Por fin, desde la megafonía me llamaron a filas. Cuando a mis alumnos de Periodismo les digo que acentuar las mayúsculas es obligatorio, lo hago porque, además de que así lo ordena la Real Academia Española, se evita, por ejemplo, que te cambien el apellido: “¡Ignacio Miras!”. “¡No! ¡Es Mirás, con acento en la á!”, repliqué ya en el mostrador de control. Mi padre siempre usa una regla nemotécnica para que no le jodan la estirpe: “¡Pepe Mirás, por delante y por detrás!”. Yo lo hago también con mis hijos.
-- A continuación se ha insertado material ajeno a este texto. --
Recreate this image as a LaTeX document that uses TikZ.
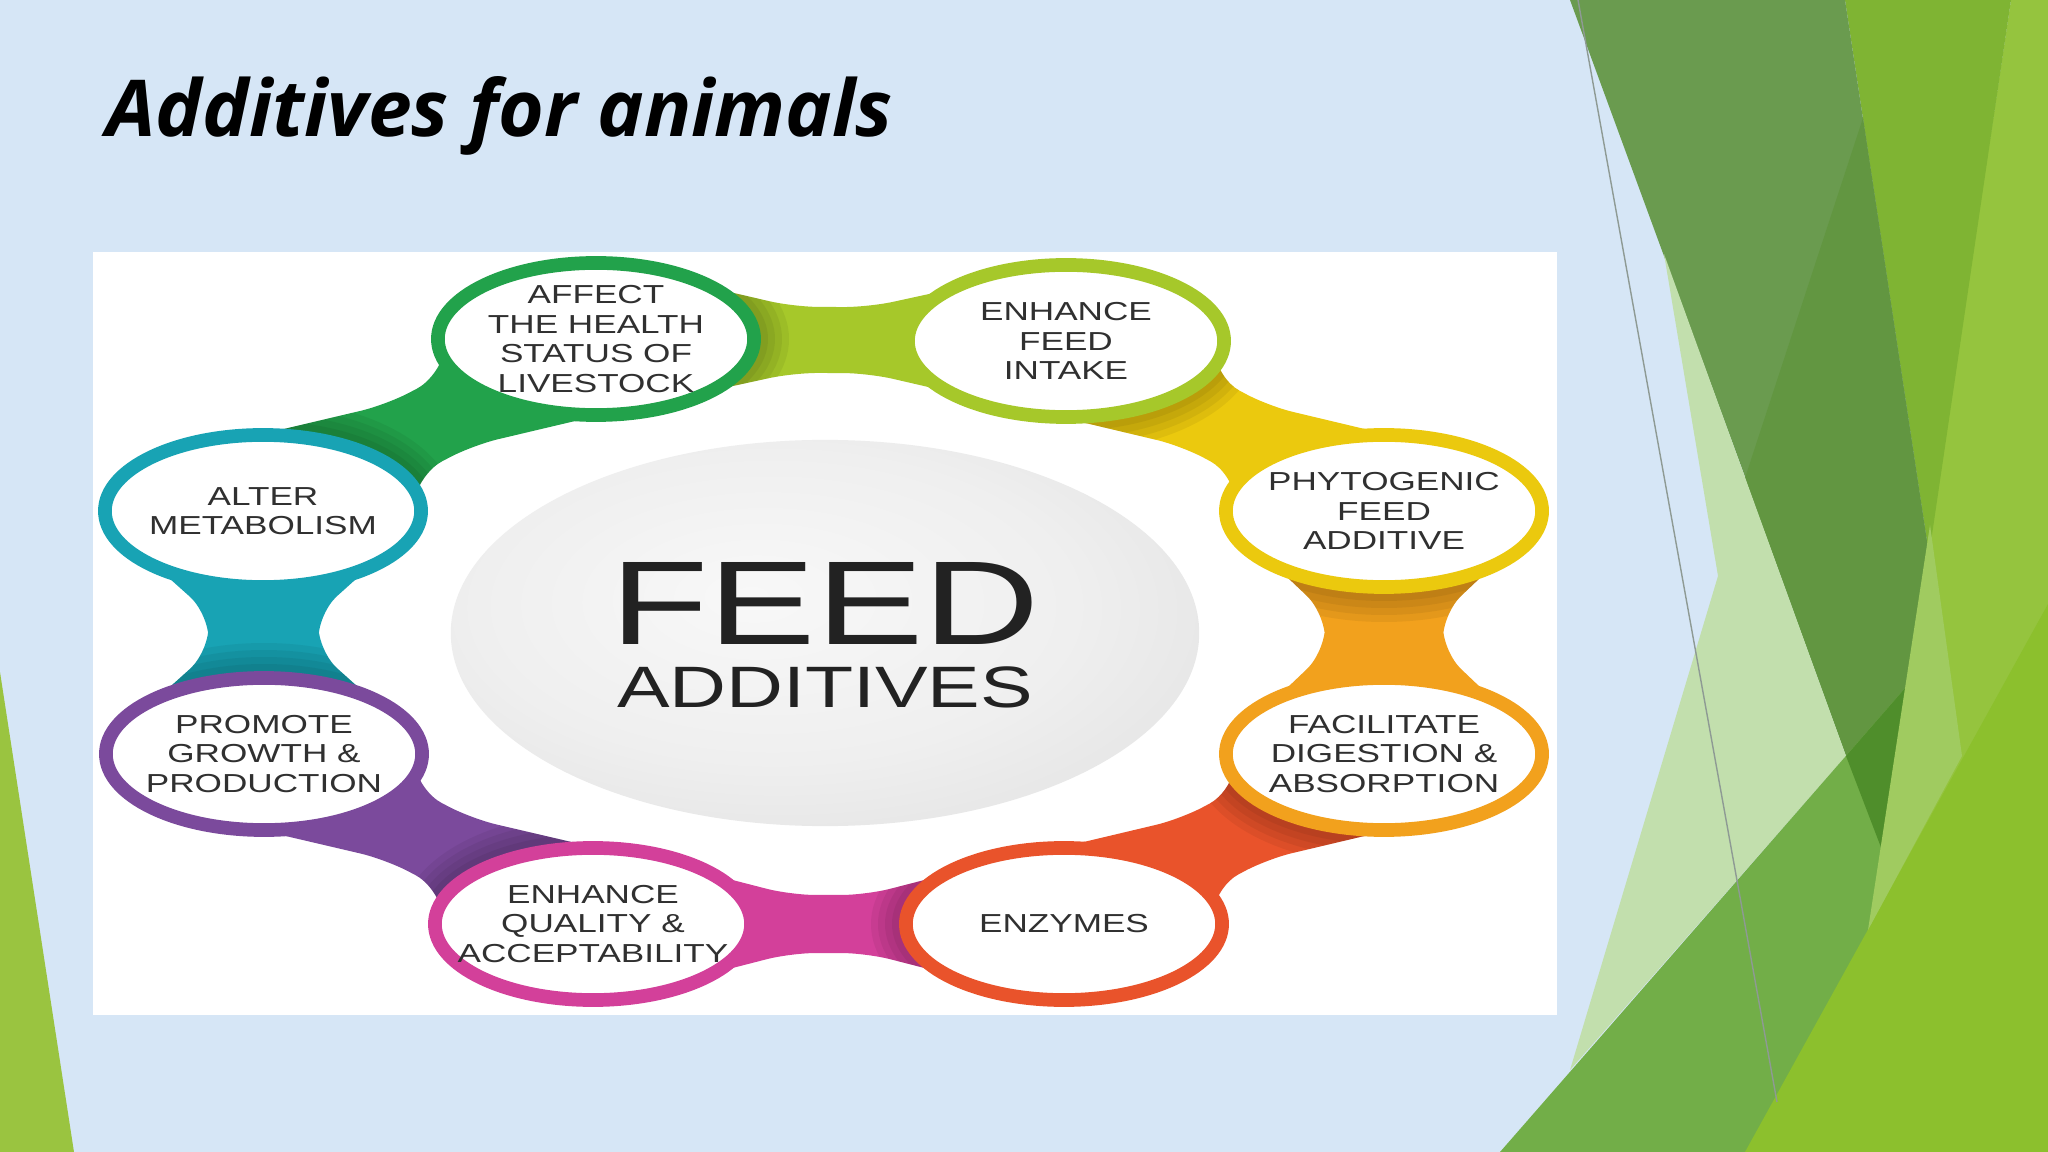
\documentclass[tikz,border=0pt]{standalone}
\usepackage{fontspec}
\setmainfont{Liberation Sans}
\newfontfamily\titlefont{Open Sans}
\newfontfamily\ringfont[FakeStretch=1.35]{Liberation Sans}
\usetikzlibrary{shapes.geometric, calc}

\definecolor{pagebg}{HTML}{D6E6F6}
\definecolor{leafleft}{HTML}{9AC440}
\definecolor{leafdark}{HTML}{6A9B4F}
\definecolor{leafdarker}{HTML}{629641}
\definecolor{leafdeep}{HTML}{4F8E2B}
\definecolor{leafmid}{HTML}{7FB433}
\definecolor{leafbright}{HTML}{95C43E}
\definecolor{leaflow}{HTML}{72AE48}
\definecolor{leaflime}{HTML}{8CC02D}
\definecolor{leafpale}{HTML}{A0CB60}
\definecolor{leafmist}{HTML}{C2DFAD}
\definecolor{seamgray}{HTML}{8E9A94}
\definecolor{affgreen}{HTML}{22A24B}
\definecolor{intlime}{HTML}{A6C82A}
\definecolor{phyyellow}{HTML}{EBC90E}
\definecolor{digorange}{HTML}{F2A11D}
\definecolor{enzred}{HTML}{E9532B}
\definecolor{quamagenta}{HTML}{D3409A}
\definecolor{propurple}{HTML}{7B4A9C}
\definecolor{altteal}{HTML}{18A3B4}
\definecolor{ringink}{HTML}{303030}
\definecolor{hubink}{HTML}{222222}
\definecolor{hubA}{HTML}{F8F8F8}
\definecolor{hubB}{HTML}{EFEFEF}
\definecolor{hubC}{HTML}{DCDCDC}
\definecolor{hubD}{HTML}{C6C6C6}

\pgfdeclareradialshading{hubshade}{\pgfpoint{-5bp}{5bp}}{color(0bp)=(hubA); color(20bp)=(hubB); color(42bp)=(hubC); color(52bp)=(hubD); color(62bp)=(hubD)}

\tikzset{
  ring/.style={ellipse, draw=#1, line width=3.9pt, fill=white, minimum width=3.16cm, minimum height=1.52cm, inner sep=0pt},
  ringtext/.style={align=center, text=ringink, inner sep=0pt, font=\ringfont\fontsize{7.4}{8.4}\selectfont},
  hub/.style={ellipse, minimum width=7.48cm, minimum height=3.86cm, inner sep=0pt, shade, shading=hubshade},
}

% outline of a bridge: from, to, direction, half waist
\newcommand{\necktrack}[4]{%
  ($(#1)+({#3+59}:150 and 70)$)
  -- ($(#1)!0.42!(#2)!#4!-90:(#2)$)
  -- ($(#1)!0.58!(#2)!#4!-90:(#2)$)
  -- ($(#2)+({#3+121}:150 and 70)$)
  -- ($(#2)+({#3+239}:150 and 70)$)
  -- ($(#1)!0.58!(#2)!#4!90:(#2)$)
  -- ($(#1)!0.42!(#2)!#4!90:(#2)$)
  -- ($(#1)+({#3-59}:150 and 70)$)
  -- cycle}
% bridge with a soft shade where it slips under the next ring
\newcommand{\neck}[5]{%
  \fill[#3, rounded corners=0.25cm] \necktrack{#1}{#2}{#4}{#5};
  \begin{scope}
    \clip[rounded corners=0.25cm] \necktrack{#1}{#2}{#4}{#5};
    \foreach \grow in {28,21,14,7}
      \fill[black, opacity=0.055] (#2) ellipse [x radius=165+\grow, y radius=83+\grow];
  \end{scope}}

\begin{document}
\begin{tikzpicture}[x=0.01cm, y=-0.01cm]
\useasboundingbox (0,0) rectangle (2048,1152);
% slide background
\fill[pagebg] (0,0) rectangle (2048,1152);
\fill[leafleft] (0,672) -- (0,1152) -- (74,1152) -- cycle;
\fill[leafbright] (2011,0) -- (2048,0) -- (2048,1152) -- (1837,1152) -- cycle;
\fill[leafmid] (1845,0) -- (2011,0) -- (1929,555) -- cycle;
\fill[leafdark] (1570,0) -- (1845,0) -- (1929,555) -- (1882,850) -- cycle;
\fill[leafdarker] (1863,118) -- (1745,478) -- (1846,756) -- (1907,686) -- (1929,555) -- cycle;
\fill[leafmist] (1664,254) -- (1718,576) -- (1570,1070) -- (1846,756) -- cycle;
\fill[leaflow] (1500,1152) -- (1907,686) -- (1837,1152) -- cycle;
\fill[leafdeep] (1846,756) -- (1907,686) -- (1882,850) -- cycle;
\fill[leaflime] (1745,1152) -- (2048,604) -- (2048,1152) -- cycle;
\fill[leafpale] (1930,525) -- (1962,756) -- (1868,930) -- cycle;
\draw[seamgray, line width=0.4pt] (1578,0) -- (1777,1102);
% picture panel
\fill[white] (93,252) rectangle (1557,1015);

\node (title) at (106,137) [anchor=base west, inner sep=0pt, font=\titlefont\bfseries\itshape\fontsize{22.3}{26}\selectfont] {Additives for animals};

% ring centres
\coordinate (aff) at (596,339);
\coordinate (int) at (1066,341);
\coordinate (phy) at (1384,511);
\coordinate (dig) at (1384,754);
\coordinate (enz) at (1064,924);
\coordinate (qua) at (593,924);
\coordinate (pro) at (264,754);
\coordinate (alt) at (263,511);

% bridges
\neck{aff}{alt}{affgreen}{133}{0.38cm}
\neck{alt}{pro}{altteal}{90}{0.55cm}
\neck{pro}{qua}{propurple}{47}{0.38cm}
\neck{qua}{enz}{quamagenta}{0}{0.29cm}
\neck{enz}{dig}{enzred}{-48}{0.38cm}
\neck{dig}{phy}{digorange}{-90}{0.59cm}
\neck{phy}{int}{phyyellow}{-132}{0.38cm}
\neck{int}{aff}{intlime}{180}{0.33cm}

% rings
\node (aff-ring) at (aff) [ring=affgreen] {};
\node (int-ring) at (int) [ring=intlime] {};
\node (phy-ring) at (phy) [ring=phyyellow] {};
\node (dig-ring) at (dig) [ring=digorange] {};
\node (enz-ring) at (enz) [ring=enzred] {};
\node (qua-ring) at (qua) [ring=quamagenta] {};
\node (pro-ring) at (pro) [ring=propurple] {};
\node (alt-ring) at (alt) [ring=altteal] {};

\node (aff-txt) at (aff) [ringtext] {AFFECT\\THE HEALTH\\STATUS OF\\LIVESTOCK};
\node (int-txt) at (int) [ringtext] {ENHANCE\\FEED\\INTAKE};
\node (phy-txt) at (phy) [ringtext] {PHYTOGENIC\\FEED\\ADDITIVE};
\node (dig-txt) at (dig) [ringtext] {FACILITATE\\DIGESTION \&\\ABSORPTION};
\node (enz-txt) at (enz) [ringtext] {ENZYMES};
\node (qua-txt) at (qua) [ringtext] {ENHANCE\\QUALITY \&\\ACCEPTABILITY};
\node (pro-txt) at (pro) [ringtext] {PROMOTE\\GROWTH \&\\PRODUCTION};
\node (alt-txt) at (alt) [ringtext] {ALTER\\METABOLISM};

% centre
\node (hub) at (825,633) [hub] {};
\node (hub-txt) at (825,635) [align=center, inner sep=0pt, text=hubink, font=\ringfont\fontsize{16.6}{18}\selectfont] {{\fontsize{33.9}{34}\selectfont FEED}\\ADDITIVES};
\end{tikzpicture}
\end{document}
Me acompañaron hasta el acelerador lineal y, sin preliminares, me ordenaron tumbarme en la camilla de la freidora radiactiva Siemens Primus que, con la pasta que vale, ya podía tener un acolchado viscolástico. Enseguida te acostumbras. Ser un churro tiene sus inconvenientes. A cuatro manos, me encajaron en la cabeza la máscara hecha a medida la semana pasada y me inmovilizaron: “Si algo no va bien, levanta una mano, te vemos desde la cámara”, me advirtieron. Y empezó la sesión.
A oscuras, los servomotores de la Primus empezaron a moverse y se puso en marcha una coreografía de ráfagas y sonidos. Identifiqué al momento la secuencia musical sobre la que se articula todo: Do-Do (alto)-Do-Sooool. Aunque con otras notas, me recordó a la banda sonora de Encuentros en la Tercera Fase. Va a resultar que los ingenieros alemanes de Siemens son unos cachondos.
Fueron apenas diez minutos, suficientes para memorizar la música radiactiva con la que tratarán de amansar a mi fiera, a mi astrocitoma anaplásico latente en grado III. Cuando se acabó la sesión y me quitaron la máscara, lo primero que vi fueron unos ojos tan impresionantes que pensé que me seguían radiando. No, no estoy metiendo fichas, simplemente es un cumplido; sé que estas memorias sanitarias se leen en el servicio de Radioterapia y no tengo el horno para bollos. Salí de una pieza y me despidieron con una sonrisa y un “hasta mañana”.
Por hoy lo dejo aquí, cuando son las 22.20 y, superada la física de la mañana, empieza la química de la noche. Ya me he metido el Ondansetrón de 4 miligramos que, en teoría, debería evitar las náuseas que me provocarán los 150 de Temozolomida. Esto de la quimio es la hostia: te dan unos medicamentos que contrarrestan las consecuencias de otros. El Ondansetrón evita el vómito pero, a cambio, te estriñe. ¡No quiero ni pensar que, para cagar ligero, tenga que recurrir entonces al supositorio de glicerina! Seguro que la glicerina también tiene efectos secundarios que se corrigen con otro fármaco más. Y, así, hasta el infinito y más allá. Confío en levantarme con la fuerza suficiente para vestir a mis hijos, darles el desayuno y llevarlos al colegio. Y para ir caminando a la segunda sesión de radiación en la freidora alemana. Ya os contaré. Mañana más.